It Feels So Good

Continuing on the subject of human good…

While the sin nature is the source of personal sins (So then no longer am I the one that’s doing it but sin which dwells in me. Ro 7:17) it also produces human good, acts that, while they spring from sinful motivation, appear on the surface to be good. Altruism, feeding the poor, helping others, and philanthropy fall into this category.

The sin nature also has areas of strength. For example, some people would never be tempted by the sin of homosexuality or drug addiction, whether believers or unbelievers. Others are extremely disciplined and capable, not at all given to laziness. They are naturally organized, emotionally controlled and they can be very successful in life. They can seemingly be very successful in the Christian life, appearing good and right to others. And it could all be done in the flesh.
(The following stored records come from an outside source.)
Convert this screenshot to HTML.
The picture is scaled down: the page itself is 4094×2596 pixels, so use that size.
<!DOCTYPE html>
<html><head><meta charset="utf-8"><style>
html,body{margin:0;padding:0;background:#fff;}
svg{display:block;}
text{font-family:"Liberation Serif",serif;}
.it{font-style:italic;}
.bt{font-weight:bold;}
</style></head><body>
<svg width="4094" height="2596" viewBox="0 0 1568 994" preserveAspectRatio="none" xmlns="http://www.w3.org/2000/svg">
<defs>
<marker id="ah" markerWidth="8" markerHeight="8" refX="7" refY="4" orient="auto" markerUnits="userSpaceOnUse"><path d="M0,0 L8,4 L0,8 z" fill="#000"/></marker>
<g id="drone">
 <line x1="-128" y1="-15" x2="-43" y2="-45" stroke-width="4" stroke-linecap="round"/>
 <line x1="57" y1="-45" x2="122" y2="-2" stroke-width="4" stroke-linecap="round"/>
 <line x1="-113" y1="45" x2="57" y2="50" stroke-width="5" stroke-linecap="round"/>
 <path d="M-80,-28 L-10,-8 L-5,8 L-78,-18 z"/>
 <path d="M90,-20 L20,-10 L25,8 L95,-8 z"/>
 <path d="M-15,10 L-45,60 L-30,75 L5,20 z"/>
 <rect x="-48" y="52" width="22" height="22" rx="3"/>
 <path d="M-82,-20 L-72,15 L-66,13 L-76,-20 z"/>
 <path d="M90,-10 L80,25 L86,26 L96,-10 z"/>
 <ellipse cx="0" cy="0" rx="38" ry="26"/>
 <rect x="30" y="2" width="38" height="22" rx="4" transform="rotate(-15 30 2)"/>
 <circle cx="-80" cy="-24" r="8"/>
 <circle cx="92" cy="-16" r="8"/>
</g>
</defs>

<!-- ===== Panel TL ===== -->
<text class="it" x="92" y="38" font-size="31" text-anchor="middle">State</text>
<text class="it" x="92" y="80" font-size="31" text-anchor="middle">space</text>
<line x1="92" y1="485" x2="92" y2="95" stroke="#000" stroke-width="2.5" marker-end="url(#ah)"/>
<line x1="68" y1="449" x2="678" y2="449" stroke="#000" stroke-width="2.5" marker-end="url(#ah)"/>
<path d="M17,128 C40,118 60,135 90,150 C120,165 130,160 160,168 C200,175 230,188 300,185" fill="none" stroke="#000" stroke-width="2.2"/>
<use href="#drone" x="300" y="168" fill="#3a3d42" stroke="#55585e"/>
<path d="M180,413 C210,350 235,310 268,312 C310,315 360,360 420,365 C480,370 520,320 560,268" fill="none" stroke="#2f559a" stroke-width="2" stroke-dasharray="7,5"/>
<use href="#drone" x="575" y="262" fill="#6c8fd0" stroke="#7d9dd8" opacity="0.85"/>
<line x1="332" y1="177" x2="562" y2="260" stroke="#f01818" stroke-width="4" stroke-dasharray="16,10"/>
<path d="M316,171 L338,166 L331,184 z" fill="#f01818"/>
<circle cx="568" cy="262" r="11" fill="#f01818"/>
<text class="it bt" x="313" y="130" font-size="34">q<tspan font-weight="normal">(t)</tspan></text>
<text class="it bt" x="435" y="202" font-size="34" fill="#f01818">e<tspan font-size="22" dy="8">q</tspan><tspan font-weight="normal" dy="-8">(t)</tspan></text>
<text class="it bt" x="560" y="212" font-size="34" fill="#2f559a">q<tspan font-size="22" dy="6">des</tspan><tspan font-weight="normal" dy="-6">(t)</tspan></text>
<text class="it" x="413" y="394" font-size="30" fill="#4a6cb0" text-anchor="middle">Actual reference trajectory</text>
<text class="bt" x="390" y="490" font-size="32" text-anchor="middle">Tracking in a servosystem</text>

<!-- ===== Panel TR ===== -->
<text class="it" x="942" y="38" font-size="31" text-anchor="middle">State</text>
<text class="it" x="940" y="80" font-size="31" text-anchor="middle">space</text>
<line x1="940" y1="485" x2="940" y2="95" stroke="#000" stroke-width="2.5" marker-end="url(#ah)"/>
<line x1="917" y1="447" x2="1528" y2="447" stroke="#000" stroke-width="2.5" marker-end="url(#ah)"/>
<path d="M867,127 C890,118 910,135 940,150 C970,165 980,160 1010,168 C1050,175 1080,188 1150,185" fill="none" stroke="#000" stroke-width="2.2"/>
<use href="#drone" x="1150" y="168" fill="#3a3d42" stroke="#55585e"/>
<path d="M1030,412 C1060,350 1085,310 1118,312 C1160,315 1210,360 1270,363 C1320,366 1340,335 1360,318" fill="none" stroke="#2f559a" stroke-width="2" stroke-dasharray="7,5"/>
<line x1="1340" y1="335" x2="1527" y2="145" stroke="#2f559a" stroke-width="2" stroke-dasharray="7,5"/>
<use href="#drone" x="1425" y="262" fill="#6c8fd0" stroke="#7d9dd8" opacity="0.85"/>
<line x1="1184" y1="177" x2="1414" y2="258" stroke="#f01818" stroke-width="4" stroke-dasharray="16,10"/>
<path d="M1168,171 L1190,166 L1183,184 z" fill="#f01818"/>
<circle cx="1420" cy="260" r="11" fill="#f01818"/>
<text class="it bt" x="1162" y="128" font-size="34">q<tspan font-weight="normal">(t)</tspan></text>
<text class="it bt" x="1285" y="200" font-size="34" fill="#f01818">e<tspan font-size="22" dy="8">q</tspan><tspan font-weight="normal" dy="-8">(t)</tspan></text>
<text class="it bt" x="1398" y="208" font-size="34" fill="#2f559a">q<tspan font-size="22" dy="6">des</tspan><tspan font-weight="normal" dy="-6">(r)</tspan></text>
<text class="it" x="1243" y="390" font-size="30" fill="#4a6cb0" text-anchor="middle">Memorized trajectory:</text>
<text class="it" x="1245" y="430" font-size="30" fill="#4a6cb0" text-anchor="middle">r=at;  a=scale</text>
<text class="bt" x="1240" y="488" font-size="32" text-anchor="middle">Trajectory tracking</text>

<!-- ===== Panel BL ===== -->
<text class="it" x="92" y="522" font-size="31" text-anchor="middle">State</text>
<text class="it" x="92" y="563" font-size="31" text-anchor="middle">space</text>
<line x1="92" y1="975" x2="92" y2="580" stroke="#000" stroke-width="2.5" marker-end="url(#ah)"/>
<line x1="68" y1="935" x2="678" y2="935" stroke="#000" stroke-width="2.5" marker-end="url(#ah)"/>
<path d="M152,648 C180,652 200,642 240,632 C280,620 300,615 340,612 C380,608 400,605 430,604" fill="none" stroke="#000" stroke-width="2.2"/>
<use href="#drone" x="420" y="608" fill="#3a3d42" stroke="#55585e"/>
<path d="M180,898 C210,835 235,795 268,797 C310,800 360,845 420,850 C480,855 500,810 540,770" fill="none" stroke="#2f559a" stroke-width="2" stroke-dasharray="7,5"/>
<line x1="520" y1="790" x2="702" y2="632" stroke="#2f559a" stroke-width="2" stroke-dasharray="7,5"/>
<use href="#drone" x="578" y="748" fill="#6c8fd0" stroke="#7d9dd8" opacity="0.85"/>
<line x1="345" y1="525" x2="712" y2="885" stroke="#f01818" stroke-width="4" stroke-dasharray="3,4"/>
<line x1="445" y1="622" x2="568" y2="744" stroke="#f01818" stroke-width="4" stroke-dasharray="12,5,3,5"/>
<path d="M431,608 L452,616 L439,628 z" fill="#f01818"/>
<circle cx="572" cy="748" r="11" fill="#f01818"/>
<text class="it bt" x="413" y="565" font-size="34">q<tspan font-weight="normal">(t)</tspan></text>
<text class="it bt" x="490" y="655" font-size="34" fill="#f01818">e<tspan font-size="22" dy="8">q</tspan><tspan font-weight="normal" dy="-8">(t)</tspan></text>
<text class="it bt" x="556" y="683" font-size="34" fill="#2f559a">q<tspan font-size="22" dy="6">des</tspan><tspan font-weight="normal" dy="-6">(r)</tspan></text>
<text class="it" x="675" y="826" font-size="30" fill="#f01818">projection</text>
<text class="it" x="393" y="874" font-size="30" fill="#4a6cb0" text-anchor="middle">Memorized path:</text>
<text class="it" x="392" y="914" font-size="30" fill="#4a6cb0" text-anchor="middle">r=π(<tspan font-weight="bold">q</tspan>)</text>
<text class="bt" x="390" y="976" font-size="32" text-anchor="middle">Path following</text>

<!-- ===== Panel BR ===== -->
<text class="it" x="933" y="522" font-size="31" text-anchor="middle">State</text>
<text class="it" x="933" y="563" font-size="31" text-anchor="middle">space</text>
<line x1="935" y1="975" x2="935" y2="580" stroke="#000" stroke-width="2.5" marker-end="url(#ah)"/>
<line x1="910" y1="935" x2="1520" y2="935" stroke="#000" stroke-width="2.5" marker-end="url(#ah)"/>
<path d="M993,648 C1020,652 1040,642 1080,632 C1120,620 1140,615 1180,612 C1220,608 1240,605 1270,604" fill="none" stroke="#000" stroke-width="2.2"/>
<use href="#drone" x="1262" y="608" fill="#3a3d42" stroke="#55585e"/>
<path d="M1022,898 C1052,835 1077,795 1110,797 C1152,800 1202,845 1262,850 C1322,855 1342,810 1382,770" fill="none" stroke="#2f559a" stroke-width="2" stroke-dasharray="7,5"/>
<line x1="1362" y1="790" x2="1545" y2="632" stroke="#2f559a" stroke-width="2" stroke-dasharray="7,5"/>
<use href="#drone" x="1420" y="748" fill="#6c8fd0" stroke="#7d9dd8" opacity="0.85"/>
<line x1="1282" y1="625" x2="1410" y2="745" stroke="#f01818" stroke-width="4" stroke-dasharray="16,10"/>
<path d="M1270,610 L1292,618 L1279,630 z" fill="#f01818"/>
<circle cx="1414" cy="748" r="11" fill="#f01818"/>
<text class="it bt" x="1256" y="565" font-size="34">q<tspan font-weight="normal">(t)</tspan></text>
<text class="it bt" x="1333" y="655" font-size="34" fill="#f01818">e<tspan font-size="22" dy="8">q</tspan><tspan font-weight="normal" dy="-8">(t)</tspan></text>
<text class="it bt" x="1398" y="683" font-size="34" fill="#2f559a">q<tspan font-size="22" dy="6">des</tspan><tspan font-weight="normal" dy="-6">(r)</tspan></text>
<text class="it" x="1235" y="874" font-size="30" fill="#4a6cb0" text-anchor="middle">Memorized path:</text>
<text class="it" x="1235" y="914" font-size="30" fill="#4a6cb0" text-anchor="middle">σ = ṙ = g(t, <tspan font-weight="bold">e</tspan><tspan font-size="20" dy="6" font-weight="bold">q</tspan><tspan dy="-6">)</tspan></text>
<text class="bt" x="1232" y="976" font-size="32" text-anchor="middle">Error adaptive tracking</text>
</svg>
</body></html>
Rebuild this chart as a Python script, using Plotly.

Others are naturally loving and outgoing. They are emotionally warm, they connect easily with others, they are often sincerely complimentary and very sweet. In today’s spiritual climate with its emphasis on loving everyone as the pinnacle of Christian activity, these people are often viewed as very spiritual, very “godly”. Yet that, too, can easily be something done through their flesh.

I say this because I know unbelievers who are like this. I know people who are religious (but not Christian) who are like this.

Another complication of human good is that the people performing it feel good about it. Like Cain, who offered the works of his hands to God as a sacrifice, they think God will be pleased. And often, because those works are pleasing to them and pleasing to others they think God is, indeed, pleased.

The following is from a little e-newsletter I used to receive called The Daily Intake. It was written by David Grande, and based on the teachings (if not the actual notes) of our pastor, Robert R. McLaughlin.  Here’s what The Daily Intake had to say about human good:

“Satan’s main strategy is, of course, human good. It is his genius plan to counterfeit the divine good produced in God’s plan. Satan’s plan, the improvement of the world and of the human condition, is secured through the human good that God Himself rejects. In reality, what Satan puts to use is God’s rejection, buy hey, it works for him.

“It works for people too. People love to feel that they are doing their part and inserting their portion. [They love to feel needed and wanted.] This is antithetical to God’s grace policy, but it sure pleases the old sin nature. In God’s plan, the believer operates in his new nature and in divine power. That is the only avenue to the production of divine good.

“In Satan’s world system as we know it, man operates in his flesh, his old man, i.e., the old sin nature. And the reason it feels so right is because the flesh loves that which the flesh produces.

“This is greatly applauded by the enemy and his vast host of fallen angels. If they can get Christians wrapped up in producing human good, they offer no threat nor resistance to Satan’s endeavor. And this is exactly where most Christians function from… deep in the deceit of the devil’s strategies.”

 The word of God says that the devil deceives the whole world (Rev 12:9) and that includes Christians (2 Co 2:11; 11:3,4). Paul writes in 2 Co 11:15  that the devil sends out servants of righteousness to teach people how to do good, and in I Corinthians 3 that believers are not only capable of producing both divine good and human good but that they will ultimately be judged by the type of work they produced in life.

Even the unbeliever will be judged not for his sins (since all sins were judged on the Cross), but for his deeds according to Rev 20:12,13.

So in many ways, the issue in the Christian life isn’t so much our personal sins which Christ paid for on the cross and which we need only confess to be restored to fellowship, but whether we’re performing human good or divine good. And the difference between them can be difficult to discern.